Where does that leave us? The government spouts nonsense, social media amplifies and monetizes lies, and our news institutions continue to elevate the half-baked think pieces by talking heads. Now, more than ever, we need the free press to supplement the institutions that have already failed us. The tech industry and the government have washed their hands of social responsibility, putting us under more pressure to consider what takes up space in our news.
So I agree, it’s time for the coddling to stop. If there’s a lesson to be learned here it’s that we should stop coddling pundits with no expertise who string words together for profit. We should stop using broken algorithms that optimize profit over facts. We should stop tolerating the “very serious” stuffed shirts on broadcast TV who incite outrage instead of inform, the” thought leaders” hocking merchandise on their podcast, and the failed comedians with verbal diarrhea. It’s time to check credentials, to elevate the experts and the scientists, and it’s time to listen to them directly.

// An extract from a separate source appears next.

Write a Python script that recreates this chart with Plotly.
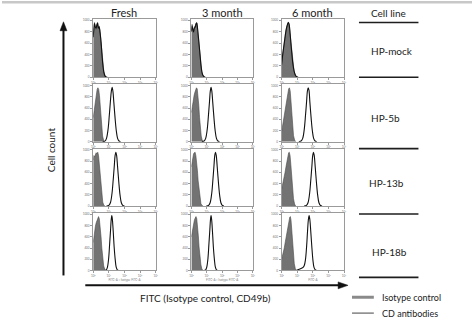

The conservative point of view has been hijacked by so many clowns, charlatans, scam artists, and white supremacists that it’s easy to overlook bad actors at the institutions we still respect. The greedy social media networks push so much propaganda and disinformation into our feeds that it’s exhausting to remain critical of news outlets that we trust. But this is not the time to relax our expectations. It’s time to reexamine who gets a platform. If the age of coddling is over we should prosecute Fox news employees for public harm in spreading disinformation about Covid19. We should fine and break up the social media networks for their inability to monitor their content while cannibalizing real journalism. We should stop pretending there’s two sides to scientific consensus so we can prioritize information that saves lives instead of platforming worthless punditry. If the age of coddling is over we should fire David Brooks.